Set exercise: Reproduce the material in full, unchanged.

Dataset content:

──────────

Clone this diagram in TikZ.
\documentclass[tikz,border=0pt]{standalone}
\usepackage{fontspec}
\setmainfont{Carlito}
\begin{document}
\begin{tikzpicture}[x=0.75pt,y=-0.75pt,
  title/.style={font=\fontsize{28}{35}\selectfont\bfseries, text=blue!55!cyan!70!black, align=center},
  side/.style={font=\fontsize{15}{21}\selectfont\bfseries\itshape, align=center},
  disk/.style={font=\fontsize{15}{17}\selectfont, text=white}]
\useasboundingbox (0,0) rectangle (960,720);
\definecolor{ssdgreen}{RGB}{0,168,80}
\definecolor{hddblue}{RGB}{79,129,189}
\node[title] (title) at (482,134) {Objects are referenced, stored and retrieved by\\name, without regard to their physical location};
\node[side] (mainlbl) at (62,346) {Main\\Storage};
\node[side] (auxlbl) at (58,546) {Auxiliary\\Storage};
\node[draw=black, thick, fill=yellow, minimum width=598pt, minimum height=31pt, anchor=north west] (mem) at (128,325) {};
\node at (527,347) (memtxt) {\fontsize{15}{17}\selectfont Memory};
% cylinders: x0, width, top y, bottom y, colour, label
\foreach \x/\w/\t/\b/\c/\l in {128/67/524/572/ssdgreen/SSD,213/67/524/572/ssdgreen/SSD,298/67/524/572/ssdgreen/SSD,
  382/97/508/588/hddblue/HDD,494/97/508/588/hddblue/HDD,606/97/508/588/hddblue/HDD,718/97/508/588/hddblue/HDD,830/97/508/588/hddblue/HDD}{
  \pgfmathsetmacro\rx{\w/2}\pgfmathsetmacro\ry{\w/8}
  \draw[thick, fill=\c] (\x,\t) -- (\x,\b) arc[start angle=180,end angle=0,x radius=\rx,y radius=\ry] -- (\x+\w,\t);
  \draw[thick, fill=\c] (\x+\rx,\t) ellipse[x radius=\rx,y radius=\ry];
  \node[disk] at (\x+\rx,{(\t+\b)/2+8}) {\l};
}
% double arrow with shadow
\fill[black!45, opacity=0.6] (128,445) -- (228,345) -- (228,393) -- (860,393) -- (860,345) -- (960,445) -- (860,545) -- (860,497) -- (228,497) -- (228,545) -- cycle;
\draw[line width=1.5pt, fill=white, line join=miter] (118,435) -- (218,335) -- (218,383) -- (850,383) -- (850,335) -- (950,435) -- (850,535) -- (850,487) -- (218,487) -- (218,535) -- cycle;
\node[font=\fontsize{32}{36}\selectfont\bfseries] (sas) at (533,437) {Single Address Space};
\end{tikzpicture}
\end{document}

──────────

Complete output:
Clone this diagram in TikZ.
\documentclass[tikz,border=0pt]{standalone}
\usepackage{fontspec}
\setmainfont{Carlito}
\begin{document}
\begin{tikzpicture}[x=0.75pt,y=-0.75pt,
  title/.style={font=\fontsize{28}{35}\selectfont\bfseries, text=blue!55!cyan!70!black, align=center},
  side/.style={font=\fontsize{15}{21}\selectfont\bfseries\itshape, align=center},
  disk/.style={font=\fontsize{15}{17}\selectfont, text=white}]
\useasboundingbox (0,0) rectangle (960,720);
\definecolor{ssdgreen}{RGB}{0,168,80}
\definecolor{hddblue}{RGB}{79,129,189}
\node[title] (title) at (482,134) {Objects are referenced, stored and retrieved by\\name, without regard to their physical location};
\node[side] (mainlbl) at (62,346) {Main\\Storage};
\node[side] (auxlbl) at (58,546) {Auxiliary\\Storage};
\node[draw=black, thick, fill=yellow, minimum width=598pt, minimum height=31pt, anchor=north west] (mem) at (128,325) {};
\node at (527,347) (memtxt) {\fontsize{15}{17}\selectfont Memory};
% cylinders: x0, width, top y, bottom y, colour, label
\foreach \x/\w/\t/\b/\c/\l in {128/67/524/572/ssdgreen/SSD,213/67/524/572/ssdgreen/SSD,298/67/524/572/ssdgreen/SSD,
  382/97/508/588/hddblue/HDD,494/97/508/588/hddblue/HDD,606/97/508/588/hddblue/HDD,718/97/508/588/hddblue/HDD,830/97/508/588/hddblue/HDD}{
  \pgfmathsetmacro\rx{\w/2}\pgfmathsetmacro\ry{\w/8}
  \draw[thick, fill=\c] (\x,\t) -- (\x,\b) arc[start angle=180,end angle=0,x radius=\rx,y radius=\ry] -- (\x+\w,\t);
  \draw[thick, fill=\c] (\x+\rx,\t) ellipse[x radius=\rx,y radius=\ry];
  \node[disk] at (\x+\rx,{(\t+\b)/2+8}) {\l};
}
% double arrow with shadow
\fill[black!45, opacity=0.6] (128,445) -- (228,345) -- (228,393) -- (860,393) -- (860,345) -- (960,445) -- (860,545) -- (860,497) -- (228,497) -- (228,545) -- cycle;
\draw[line width=1.5pt, fill=white, line join=miter] (118,435) -- (218,335) -- (218,383) -- (850,383) -- (850,335) -- (950,435) -- (850,535) -- (850,487) -- (218,487) -- (218,535) -- cycle;
\node[font=\fontsize{32}{36}\selectfont\bfseries] (sas) at (533,437) {Single Address Space};
\end{tikzpicture}
\end{document}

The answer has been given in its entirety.